Starting a new job is a daunting task for anyone, but that was especially the case for Andrew H. Junkin, new CIO of the Virginia Retirement System, who joined VRS after the plan posted a strong two years of performance.
In fiscal year 2021, the $96.8 billion defined benefit fund recorded a 27.5% return, and in fiscal year 2022, the fund reported a net return of 0.6%, well exceeding its benchmark of -5.5% and landing above most of its peers.
"As a CIO, to come in and to follow those two years is a pretty daunting task," said Mr. Junkin, who joined VRS in September and officially took over for former CIO Ronald D. Schmitz after his retirement in January.
Mr. Junkin, who previously served as CIO of the Rhode Island State Investment Commission, Providence, said he joined VRS because "providing safe and secure retirements to close to 782,000 participants and beneficiaries has some real meaning."
The portfolio was already in great shape when he joined, Mr. Junkin said, adding, "I didn't need to come in and be a change agent."
The plan has about $61 billion in alternative investments, which is mostly made up of private equity, real assets and credit strategies, Mr. Junkin said. According to its Sept. 30 investments report, the system allocates 19% to private equity, 16% to real assets, and 15.2% to credit strategies.
VRS also has 2.7% committed to private investment partnerships — a combination of private equity, private debt and private real assets — which are included in alternatives as well, Mr. Junkin said. The last $10 billion or so comes from equity long/short managers, he added.
As to why the plan has performed so well, Mr. Junkin attributed its success to a high-quality private equity portfolio, "a slightly defensive bias in our public equity portfolio, which in a down year paid off," and "a value tilt throughout the public equity portfolio."
The plan allocated $23.1 billion, or 23.9% of its portfolio, to public equity as of Sept. 30.
"The team has been very, very thoughtful about how to approach the strategic goals of investing the portfolio with our long-term target asset allocation, but also, at an implementation level, being very considerate of shorter-term trends," Mr. Junkin said.
In a follow-up email, Mr. Junkin said, "We carefully monitor and manage liquidity for the plan and haven't experienced liquidity issues. We have already seen some write downs in our private asset classes, but those have largely been in line with expectations, given public market returns."
While he worries about inflation, Mr. Junkin said it's not a new issue, and "the real assets portfolio does a lot of the heavy lifting" in terms of inflation protection, which is made up of mostly real estate, as well as infrastructure, timberland and farmland.

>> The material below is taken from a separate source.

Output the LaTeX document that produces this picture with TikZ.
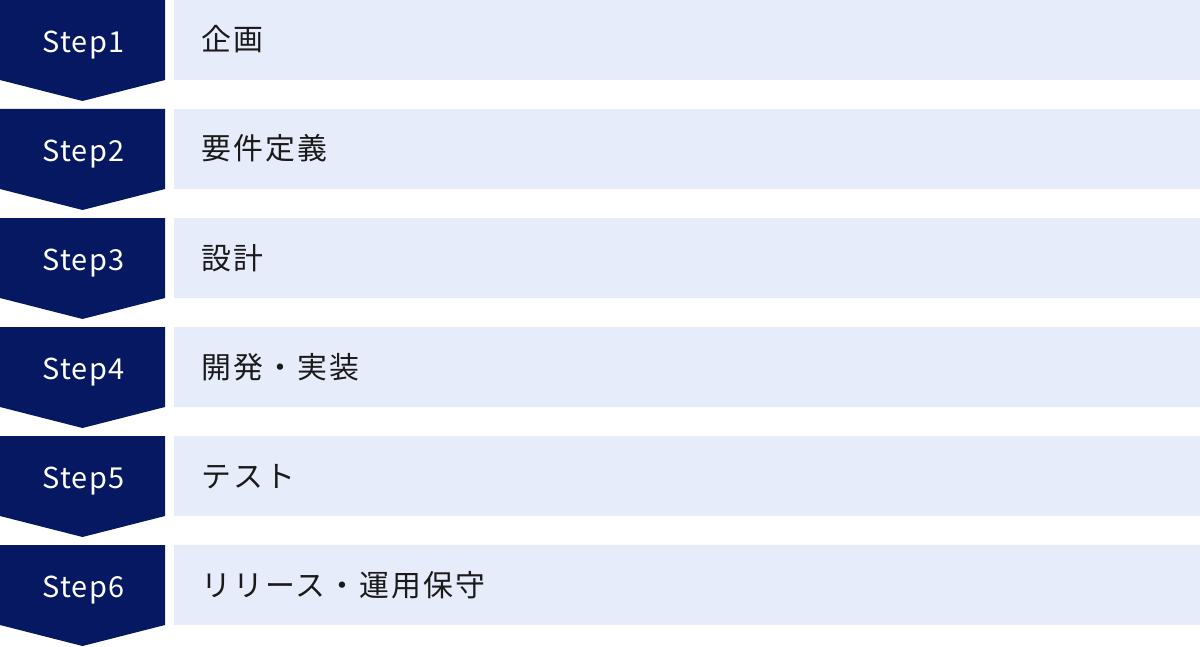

When asked about his views on ESG, Mr. Junkin said the fund considers all relevant information about a particular investment, "some of which is not going to show up on a balance sheet or an income statement."
For example, in the real estate portfolio, the plan may consider LEED-certified buildings, but is not solely focused on their energy efficiency. To them, criteria such as energy efficiency is another investment risk.
"We're really focused on just risk and return," Mr. Junkin said. "But risk sometimes wears different labels."
One risk that many are weighing right now is the possibility of a recession, Mr. Junkin noted.
"If there is a recession, it is probably going to be the most anticipated recession in the history of all recessions," Mr. Junkin said, though it's still unclear what the outcome will be.
This is why VRS remains slightly defensive in its public equity portfolio, he explained. In a follow-up email, Mr. Junkin said the plan remains defensive with "exposure to low volatility equity strategies and, typically, (keeping) our beta below 1.0."
Mr. Junkin noted that "the event risk associated with geopolitics is one that no investor can escape," citing Russia's invasion of Ukraine last year as an example.
However, he also said "there's a risk of overthinking things" when it comes to risk management.
"We just remained focused on our long-term goal of the return necessary to keep the pension plan healthy and upon its journey towards providing benefits to all the beneficiaries," Mr. Junkin said.
As of June 30, the pension plan is 81.8% funded on actuarial value and 83.4% on market value. Its assumed rate of return is 6.75%.